ALLURE: Why did you agree to pose naked?
LYNN COLLINS: "Women with confidence in their bodies are the sexiest thing, so I put on my cape of courage and did it. It was quite liberating!"

ALLURE: What body part were you nervous to expose?
LC: "He shot that place where your butt meets your thigh. It's a special place on a woman; it's a highly erogenous zone, but it's one of the hardest places to get in shape."

ALLURE: How do love scenes in films compare to our shoot?
LC: "It's different when you're working with another person, for sure. By yourself, there is a certain amount of security involved, and you feel like you have more power."



SHARON LEAL


ALLURE: What did you do to prepare for the shoot?
SHARON LEAL: "At first, I was flattered to be asked, and then I thought, Wow, can I do it? I tried not to have my late-night French-fry fix, and I tried to mentally prepare and keep the fear at bay."

ALLURE: What was the worst part of the shoot?
SL: "The ache in my hip from holding the pose."

ALLURE: What happened when you dropped the robe?
SL: "I just breathed and said to myself, 'I'm comfortable, I'm beautiful; I'm comfortable, I'm beautiful,' until I didn't have to say that anymore.... It's liberating, but posing once may be enough."



CHELSEA HANDLER


ALLURE: Why did you agree to pose naked?
CH: "I like being naked, and I like Allure, so I figured, Why not?"

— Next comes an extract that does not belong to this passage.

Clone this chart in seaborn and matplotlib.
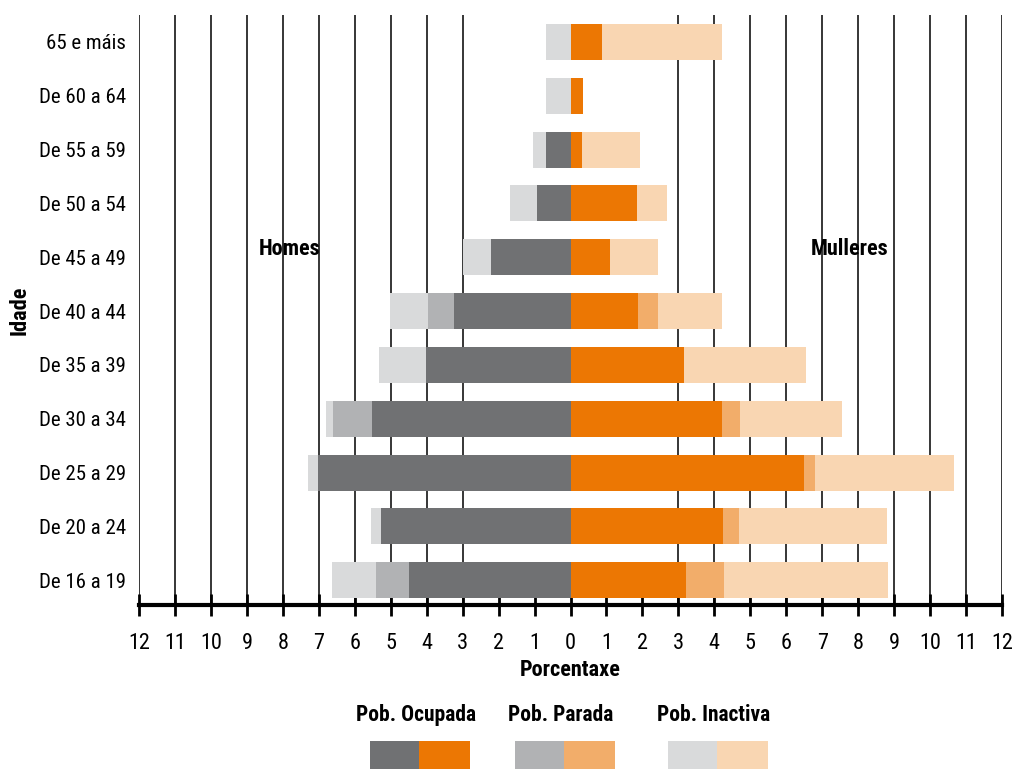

ALLURE: What was it like on the set?
CH: "I think it was easy—you're naked a couple times a day, so I think it would be easy for most women."

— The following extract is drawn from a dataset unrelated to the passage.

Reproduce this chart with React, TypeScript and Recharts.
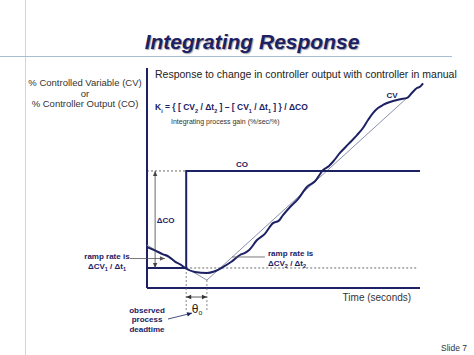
import React from 'react';
import { ComposedChart, Line, XAxis, YAxis, ReferenceLine, ReferenceDot } from 'recharts';

const NAVY = '#1c2163';
const GREY = '#8a90aa';
const FONT = '"Liberation Sans", Arial, sans-serif';

// CV response (time %, value %)
const CV_T = [0, 3, 5.7, 7.5, 10, 12, 13.6, 17.1, 21.4, 24, 27.1, 30, 33.2, 35, 36.5, 39.3, 42, 45, 47, 48.5,
  51.1, 54, 57.1, 60, 62.9, 65, 66.5, 68.9, 72, 75, 77, 79, 80.7, 82.5, 84.3, 86, 87.9, 90.5, 92.9, 94.5, 96.4, 97.5, 98.6];
const CV_V = [18.6, 17.0, 15.3, 14.5, 12.0, 10.6, 9.1, 7.3, 6.8, 7.5, 9.5, 11.8, 15.0, 16.0, 17.3, 21.8, 24.5, 29.5, 30.5, 33.0,
  36.8, 40.5, 45.9, 48.5, 53.6, 55.5, 57.5, 61.4, 65.5, 69.5, 72.5, 76.5, 79.5, 81.8, 83.2, 84.2, 85.0, 85.8, 86.4, 88.5, 90.9, 91.5, 93.0];

// controller output step
const CO_T = [0, 14, 14, 97.5];
const CO_V = [9.1, 9.1, 53.2, 53.2];

// fitted ramp lines
const RAMP1_T = [0, 21.4];
const RAMP1_V = [19.5, 3.6];
const RAMP2_T = [21.4, 93.2];
const RAMP2_V = [3.6, 86.8];

const rows = (t: number[], v: number[]) => t.map((x, i) => ({ t: x, v: v[i] }));
const cvData = rows(CV_T, CV_V);
const coData = rows(CO_T, CO_V);
const ramp1 = rows(RAMP1_T, RAMP1_V);
const ramp2 = rows(RAMP2_T, RAMP2_V);

const CO_LOW = CO_V[0];
const CO_HIGH = CO_V[2];
const STEP_T = CO_T[1];
const DEAD_T = RAMP2_T[0];

function arrow(o: { start?: boolean; end?: boolean; color?: string; width?: number; dash?: string }) {
  const color = o.color ?? NAVY;
  return (p: any) => {
    const { x1, y1, x2, y2 } = p;
    const a = Math.atan2(y2 - y1, x2 - x1);
    const head = (x: number, y: number, ang: number) => {
      const L = 5, W = 2.2;
      const bx = x - L * Math.cos(ang), by = y - L * Math.sin(ang);
      return `${x},${y} ${bx - W * Math.sin(ang)},${by + W * Math.cos(ang)} ${bx + W * Math.sin(ang)},${by - W * Math.cos(ang)}`;
    };
    return (
      <g>
        <line x1={x1} y1={y1} x2={x2} y2={y2} stroke={color} strokeWidth={o.width ?? 1} strokeDasharray={o.dash} />
        {o.end && <polygon points={head(x2, y2, a)} fill={color} />}
        {o.start && <polygon points={head(x1, y1, a + Math.PI)} fill={color} />}
      </g>
    );
  };
}

function note(content: React.ReactNode, o: { size: number; bold?: boolean; anchor?: 'start' | 'middle' | 'end'; color?: string }) {
  return (p: any) => (
    <text x={p.cx} y={p.cy} dy="0.35em" textAnchor={o.anchor ?? 'middle'} fontSize={o.size}
      fontWeight={o.bold ? 700 : 400} fill={o.color ?? NAVY} fontFamily={FONT}>
      {content}
    </text>
  );
}

const sub = (s: string) => (
  <>
    <tspan dy={2} fontSize={5.5}>{s}</tspan>
    <tspan dy={-2}> </tspan>
  </>
);

export default function App() {
  return (
    <div style={{ position: 'absolute', left: 0, top: 0, width: 474, height: 355, background: '#fff', fontFamily: FONT }}>
      <div style={{ position: 'absolute', left: 25, top: 0, width: 1, height: 355, background: '#cad6e4' }} />
      <div style={{ position: 'absolute', left: 0, top: 56, width: 452, height: 1, background: '#a9bdd3' }} />
      <div style={{
        position: 'absolute', left: 0, width: 504, top: 29, textAlign: 'center', fontSize: 21, fontWeight: 700,
        fontStyle: 'italic', color: NAVY, textShadow: '1px 1px 1px #a0a0a8', lineHeight: '26px',
      }}>Integrating Response</div>
      <div style={{
        position: 'absolute', left: 20, width: 130, top: 78, textAlign: 'center', fontSize: 9.5, color: '#333',
        lineHeight: '10.5px',
      }}>
        % Controlled Variable (CV)<br />or<br />% Controller Output (CO)
      </div>
      <div style={{ position: 'absolute', left: 155, top: 68, fontSize: 10.5, color: '#222', whiteSpace: 'nowrap', lineHeight: '12px' }}>
        Response to change in controller output with controller in manual
      </div>
      <div style={{ position: 'absolute', left: 155, top: 102, fontSize: 8.5, fontWeight: 700, color: NAVY, whiteSpace: 'nowrap', lineHeight: '10px' }}>
        K<sub style={{ fontSize: 5.5 }}>i</sub> = &#123; [ CV<sub style={{ fontSize: 5.5 }}>2</sub> / &#916;t<sub style={{ fontSize: 5.5 }}>2</sub> ] &ndash; [ CV<sub style={{ fontSize: 5.5 }}>1</sub> / &#916;t<sub style={{ fontSize: 5.5 }}>1</sub> ] &#125; / &#916;CO
      </div>
      <div style={{ position: 'absolute', left: 171, top: 117, fontSize: 7, color: '#333', whiteSpace: 'nowrap', lineHeight: '9px' }}>
        Integrating process gain (%/sec/%)
      </div>
      <div style={{ position: 'absolute', right: 7, top: 343, fontSize: 8.5, color: '#333', lineHeight: '10px' }}>Slide 7</div>

      <div style={{ position: 'absolute', left: 0, top: 0 }}>
        <ComposedChart width={474} height={355} margin={{ top: 68, right: 47, bottom: 1, left: 35 }}>
          <XAxis dataKey="t" type="number" domain={[-40, 100]} hide allowDataOverflow />
          <YAxis dataKey="v" type="number" domain={[-30, 100]} hide allowDataOverflow />

          {/* axes */}
          <ReferenceLine segment={[{ x: 0, y: 0 }, { x: 0, y: 100 }]} stroke={NAVY} strokeWidth={2} />
          <ReferenceLine segment={[{ x: 0, y: 0 }, { x: 97.5, y: 0 }]} stroke={NAVY} strokeWidth={2} />

          {/* guide lines */}
          <ReferenceLine segment={[{ x: 0, y: CO_HIGH }, { x: STEP_T, y: CO_HIGH }]} stroke="#444" strokeWidth={0.8} strokeDasharray="2 2" />
          <ReferenceLine segment={[{ x: STEP_T, y: CO_LOW }, { x: 96.8, y: CO_LOW }]} stroke="#444" strokeWidth={0.8} strokeDasharray="2 2" />
          <ReferenceLine segment={[{ x: STEP_T, y: CO_LOW }, { x: STEP_T, y: -11 }]} stroke="#666" strokeWidth={0.8} strokeDasharray="2 2" />
          <ReferenceLine segment={[{ x: DEAD_T, y: 3.6 }, { x: DEAD_T, y: -11 }]} stroke="#666" strokeWidth={0.8} strokeDasharray="2 2" />

          <Line data={ramp1} dataKey="v" stroke={GREY} strokeWidth={1} dot={false} isAnimationActive={false} />
          <Line data={ramp2} dataKey="v" stroke={GREY} strokeWidth={1} dot={false} isAnimationActive={false} />
          <Line data={coData} dataKey="v" type="linear" stroke={NAVY} strokeWidth={2} dot={false} isAnimationActive={false} />
          <Line data={cvData} dataKey="v" type="monotoneX" stroke={NAVY} strokeWidth={2} dot={false} isAnimationActive={false} />

          {/* arrows */}
          <ReferenceLine segment={[{ x: 2.9, y: CO_HIGH }, { x: 2.9, y: CO_LOW }]} shape={arrow({ start: true, end: true, color: '#444', width: 0.8 })} />
          <ReferenceLine segment={[{ x: STEP_T, y: -4.1 }, { x: DEAD_T, y: -4.1 }]} shape={arrow({ start: true, end: true, color: '#333', width: 0.8 })} />
          <ReferenceLine segment={[{ x: -6.1, y: 13.4 }, { x: 6.4, y: 13.4 }]} shape={arrow({ end: true, color: '#555', width: 0.8 })} />
          <ReferenceLine segment={[{ x: 30.4, y: 14.1 }, { x: 42.1, y: 14.1 }]} shape={arrow({ color: '#555', width: 0.8 })} />
          <ReferenceLine segment={[{ x: 7.5, y: -14.1 }, { x: 16.1, y: -11.4 }]} shape={arrow({ end: true, color: NAVY, width: 0.8 })} />

          {/* labels */}
          <ReferenceDot x={33.9} y={56.4} shape={note('CO', { size: 8, bold: true })} />
          <ReferenceDot x={87.5} y={87.7} shape={note('CV', { size: 8, bold: true })} />
          <ReferenceDot x={3.5} y={30.9} shape={note('\u0394CO', { size: 8, bold: true, anchor: 'start' })} />
          <ReferenceDot x={-14.3} y={14.5} shape={note('ramp rate is', { size: 8, bold: true })} />
          <ReferenceDot x={-14.3} y={10.0} shape={note(<>{'\u0394CV'}{sub('1')}{'/ \u0394t'}{sub('1')}</>, { size: 8, bold: true })} />
          <ReferenceDot x={43.2} y={15.9} shape={note('ramp rate is', { size: 8, bold: true, anchor: 'start' })} />
          <ReferenceDot x={43.2} y={11.4} shape={note(<>{'\u0394CV'}{sub('2')}{'/ \u0394t'}{sub('2')}</>, { size: 8, bold: true, anchor: 'start' })} />
          <ReferenceDot x={17.9} y={-9.5} shape={note(<>{'\u03B8'}<tspan fontSize={7} dy={2}>o</tspan></>, { size: 12, color: '#222' })} />
          <ReferenceDot x={0} y={-10} shape={note('observed', { size: 8, bold: true })} />
          <ReferenceDot x={0} y={-14.1} shape={note('process', { size: 8, bold: true })} />
          <ReferenceDot x={0} y={-18.6} shape={note('deadtime', { size: 8, bold: true })} />
          <ReferenceDot x={82.1} y={-4.5} shape={note('Time (seconds)', { size: 10, color: '#333' })} />
        </ComposedChart>
      </div>
    </div>
  );
}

ALLURE: What body parts are you most proud of?
CH: "My boobs are good. They're real and perky. Even if you can't see them, the important thing is that I know about them, and the guys I've slept with know about them."



ELIZA DUSHKU


ALLURE: Are you comfortable with nudity?
ELIZA DUSHKU: "I grew up with three brothers, and I was never shy about covering up. It got to the point where my mom was like, 'OK, honey, it's time to put some clothes on now.'"

ALLURE: What about these days?
ED: "I'll strip down to my underwear and my Ugg boots when I eat lunch in my trailer."

ALLURE: How would you compare this to filming a love scene?
ED: "Love scenes are much more multidimensional, because often you have two people who have just met and you're rolling around, and it's more awkward than when you're posing alone."